>> begin Material to process
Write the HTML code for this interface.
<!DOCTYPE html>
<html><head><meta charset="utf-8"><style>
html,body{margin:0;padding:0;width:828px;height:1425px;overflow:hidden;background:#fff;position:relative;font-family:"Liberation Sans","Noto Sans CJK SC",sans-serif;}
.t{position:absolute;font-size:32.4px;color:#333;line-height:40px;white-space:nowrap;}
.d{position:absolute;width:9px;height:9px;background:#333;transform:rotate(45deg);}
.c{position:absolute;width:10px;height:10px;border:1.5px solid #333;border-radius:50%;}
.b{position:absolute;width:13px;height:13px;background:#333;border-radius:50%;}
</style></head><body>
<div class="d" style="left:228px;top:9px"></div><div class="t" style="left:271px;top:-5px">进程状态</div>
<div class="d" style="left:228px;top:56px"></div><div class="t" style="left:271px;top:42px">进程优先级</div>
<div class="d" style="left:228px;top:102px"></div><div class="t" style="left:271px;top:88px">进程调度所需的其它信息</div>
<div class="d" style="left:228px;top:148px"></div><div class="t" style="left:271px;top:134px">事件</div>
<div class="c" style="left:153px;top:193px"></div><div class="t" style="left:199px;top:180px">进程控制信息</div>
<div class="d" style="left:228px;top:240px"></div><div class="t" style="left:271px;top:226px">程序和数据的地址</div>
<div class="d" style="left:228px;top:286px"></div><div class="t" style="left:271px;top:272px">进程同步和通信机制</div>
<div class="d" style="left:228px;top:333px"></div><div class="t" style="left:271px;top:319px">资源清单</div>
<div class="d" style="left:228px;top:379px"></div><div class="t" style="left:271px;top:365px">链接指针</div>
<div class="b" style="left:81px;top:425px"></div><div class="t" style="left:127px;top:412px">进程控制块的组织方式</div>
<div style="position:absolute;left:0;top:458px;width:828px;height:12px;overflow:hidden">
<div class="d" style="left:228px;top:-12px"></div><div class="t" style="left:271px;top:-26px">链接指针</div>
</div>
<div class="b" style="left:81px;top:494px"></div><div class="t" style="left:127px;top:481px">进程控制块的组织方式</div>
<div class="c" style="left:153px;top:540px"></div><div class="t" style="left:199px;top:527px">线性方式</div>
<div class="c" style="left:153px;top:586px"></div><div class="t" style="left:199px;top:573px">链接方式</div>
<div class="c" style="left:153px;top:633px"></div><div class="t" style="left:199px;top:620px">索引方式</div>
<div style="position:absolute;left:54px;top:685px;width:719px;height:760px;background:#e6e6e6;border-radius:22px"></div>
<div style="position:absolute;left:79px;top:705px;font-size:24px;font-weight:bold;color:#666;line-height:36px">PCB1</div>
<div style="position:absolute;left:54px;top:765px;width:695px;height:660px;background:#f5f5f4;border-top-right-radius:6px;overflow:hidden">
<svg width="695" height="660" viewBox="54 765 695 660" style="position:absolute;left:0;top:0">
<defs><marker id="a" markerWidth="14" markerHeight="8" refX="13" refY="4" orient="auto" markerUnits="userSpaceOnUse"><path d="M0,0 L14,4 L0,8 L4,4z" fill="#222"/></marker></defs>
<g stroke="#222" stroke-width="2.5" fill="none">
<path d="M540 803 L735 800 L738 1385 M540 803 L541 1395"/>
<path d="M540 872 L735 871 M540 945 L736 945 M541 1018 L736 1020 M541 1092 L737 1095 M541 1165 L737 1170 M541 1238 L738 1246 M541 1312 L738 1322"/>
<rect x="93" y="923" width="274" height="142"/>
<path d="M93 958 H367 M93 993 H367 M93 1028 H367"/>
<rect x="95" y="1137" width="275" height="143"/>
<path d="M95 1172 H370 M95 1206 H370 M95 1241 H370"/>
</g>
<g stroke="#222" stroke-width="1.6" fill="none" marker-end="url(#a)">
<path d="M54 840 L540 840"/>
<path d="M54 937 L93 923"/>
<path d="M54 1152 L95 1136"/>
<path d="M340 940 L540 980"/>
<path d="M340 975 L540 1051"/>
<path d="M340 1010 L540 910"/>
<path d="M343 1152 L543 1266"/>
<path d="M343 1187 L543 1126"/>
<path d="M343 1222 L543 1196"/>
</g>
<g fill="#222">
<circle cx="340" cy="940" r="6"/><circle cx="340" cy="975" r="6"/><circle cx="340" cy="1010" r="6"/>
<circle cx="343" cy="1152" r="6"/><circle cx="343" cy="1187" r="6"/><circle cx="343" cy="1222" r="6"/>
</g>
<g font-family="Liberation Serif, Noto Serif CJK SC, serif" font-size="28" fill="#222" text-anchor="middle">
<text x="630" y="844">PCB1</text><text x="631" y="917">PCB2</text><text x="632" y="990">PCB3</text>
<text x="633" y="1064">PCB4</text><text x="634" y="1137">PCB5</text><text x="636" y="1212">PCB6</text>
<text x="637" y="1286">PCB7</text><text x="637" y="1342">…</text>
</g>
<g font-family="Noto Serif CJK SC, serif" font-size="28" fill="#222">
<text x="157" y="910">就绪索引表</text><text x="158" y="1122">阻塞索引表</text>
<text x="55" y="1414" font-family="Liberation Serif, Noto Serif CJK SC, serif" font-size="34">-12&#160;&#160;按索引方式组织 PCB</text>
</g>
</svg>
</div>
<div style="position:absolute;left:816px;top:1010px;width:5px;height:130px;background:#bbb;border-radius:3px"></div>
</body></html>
>> end Material to process
>> begin Material to process
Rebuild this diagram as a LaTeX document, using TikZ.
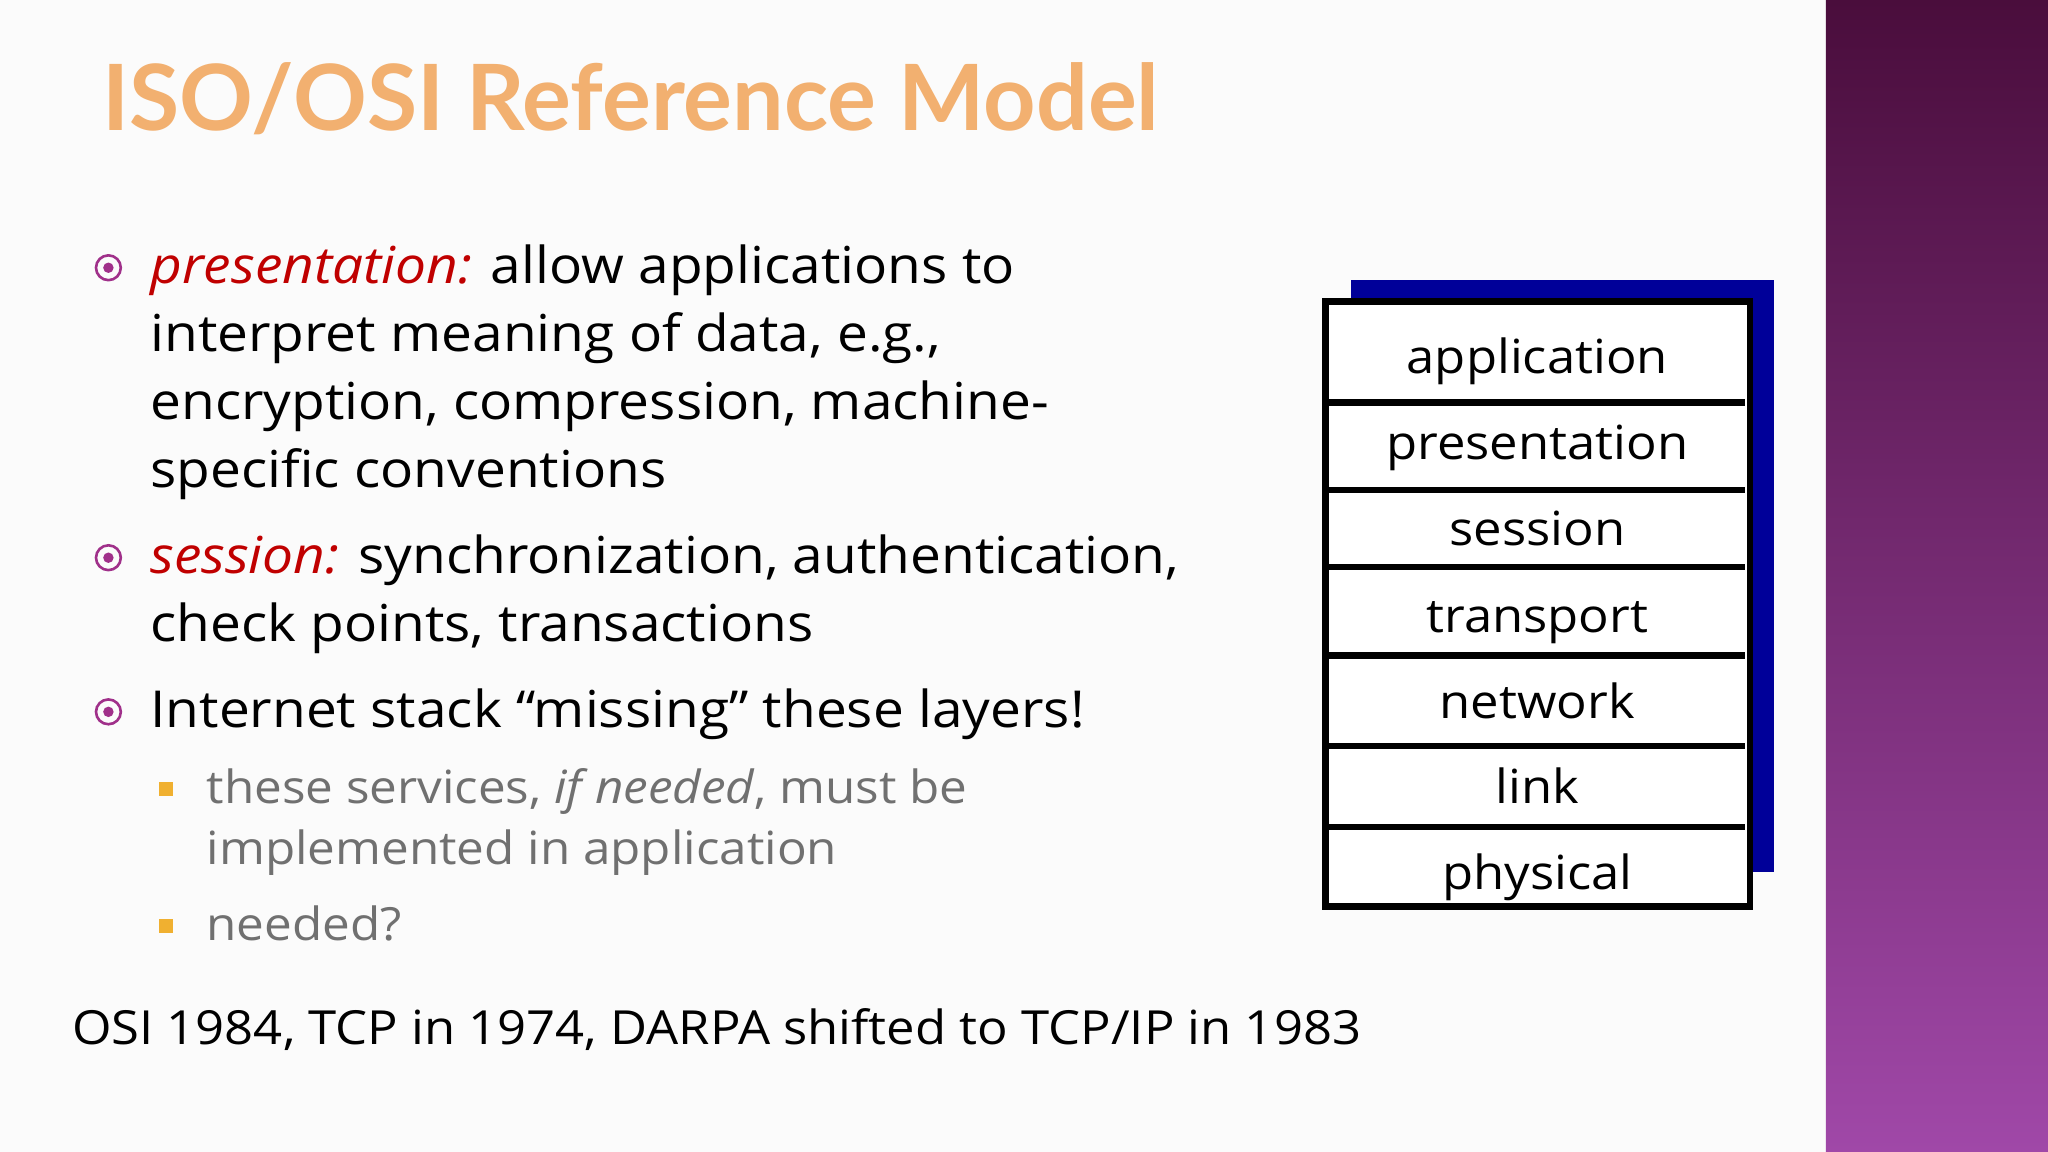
>> end Material to process
>> begin Material to process
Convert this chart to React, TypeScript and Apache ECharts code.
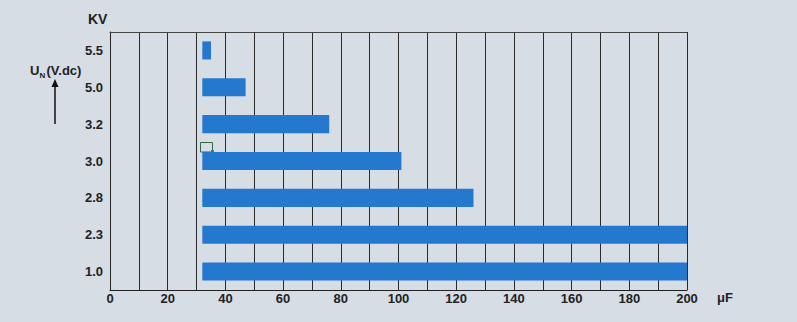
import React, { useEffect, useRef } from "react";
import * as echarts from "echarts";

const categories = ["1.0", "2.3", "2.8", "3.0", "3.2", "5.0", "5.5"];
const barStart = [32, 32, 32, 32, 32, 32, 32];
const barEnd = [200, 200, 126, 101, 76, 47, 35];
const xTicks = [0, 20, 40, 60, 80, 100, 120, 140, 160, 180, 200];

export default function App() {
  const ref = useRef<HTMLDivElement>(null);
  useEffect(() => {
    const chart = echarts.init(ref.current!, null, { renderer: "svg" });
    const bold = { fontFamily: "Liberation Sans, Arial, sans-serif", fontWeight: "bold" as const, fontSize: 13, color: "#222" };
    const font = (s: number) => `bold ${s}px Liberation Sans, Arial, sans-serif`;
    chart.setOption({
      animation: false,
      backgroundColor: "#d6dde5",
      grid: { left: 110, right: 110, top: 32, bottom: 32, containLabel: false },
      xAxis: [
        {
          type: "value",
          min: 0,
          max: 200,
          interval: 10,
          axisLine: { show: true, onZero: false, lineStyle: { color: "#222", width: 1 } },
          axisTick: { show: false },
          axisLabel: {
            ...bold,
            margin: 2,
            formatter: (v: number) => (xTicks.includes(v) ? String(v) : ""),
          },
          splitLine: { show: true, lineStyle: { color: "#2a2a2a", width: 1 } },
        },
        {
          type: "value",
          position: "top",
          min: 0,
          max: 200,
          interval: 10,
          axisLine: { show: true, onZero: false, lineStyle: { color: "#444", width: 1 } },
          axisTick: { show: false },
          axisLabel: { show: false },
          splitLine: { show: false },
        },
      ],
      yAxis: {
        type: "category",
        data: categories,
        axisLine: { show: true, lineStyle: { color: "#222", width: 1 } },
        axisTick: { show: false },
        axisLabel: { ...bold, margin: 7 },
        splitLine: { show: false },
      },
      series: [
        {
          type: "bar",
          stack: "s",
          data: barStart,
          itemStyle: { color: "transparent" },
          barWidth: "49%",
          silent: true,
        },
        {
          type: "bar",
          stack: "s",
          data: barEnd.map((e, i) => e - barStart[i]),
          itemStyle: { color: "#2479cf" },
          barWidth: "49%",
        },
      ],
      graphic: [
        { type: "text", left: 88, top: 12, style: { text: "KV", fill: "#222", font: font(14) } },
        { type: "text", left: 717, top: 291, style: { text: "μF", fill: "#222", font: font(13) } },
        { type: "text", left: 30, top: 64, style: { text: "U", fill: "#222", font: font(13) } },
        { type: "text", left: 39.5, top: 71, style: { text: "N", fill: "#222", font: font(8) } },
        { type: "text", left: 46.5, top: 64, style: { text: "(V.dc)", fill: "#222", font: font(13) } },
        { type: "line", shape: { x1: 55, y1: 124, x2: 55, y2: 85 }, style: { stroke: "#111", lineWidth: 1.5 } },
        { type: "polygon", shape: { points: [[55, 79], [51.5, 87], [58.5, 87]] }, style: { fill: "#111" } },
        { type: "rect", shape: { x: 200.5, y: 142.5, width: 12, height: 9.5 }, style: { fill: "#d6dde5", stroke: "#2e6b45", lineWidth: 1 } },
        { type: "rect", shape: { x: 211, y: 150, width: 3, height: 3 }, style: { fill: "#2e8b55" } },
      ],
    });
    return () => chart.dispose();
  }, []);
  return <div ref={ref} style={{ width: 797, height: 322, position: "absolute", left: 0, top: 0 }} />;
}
>> end Material to process
Exercise description => What lines above run from the one with "Convert this chart" to the one with "160, 180, 200];"? Give them again exactly, ends included, and leave the pictures out.

Solution for this exercise =>
Convert this chart to React, TypeScript and Apache ECharts code.
import React, { useEffect, useRef } from "react";
import * as echarts from "echarts";

const categories = ["1.0", "2.3", "2.8", "3.0", "3.2", "5.0", "5.5"];
const barStart = [32, 32, 32, 32, 32, 32, 32];
const barEnd = [200, 200, 126, 101, 76, 47, 35];
const xTicks = [0, 20, 40, 60, 80, 100, 120, 140, 160, 180, 200];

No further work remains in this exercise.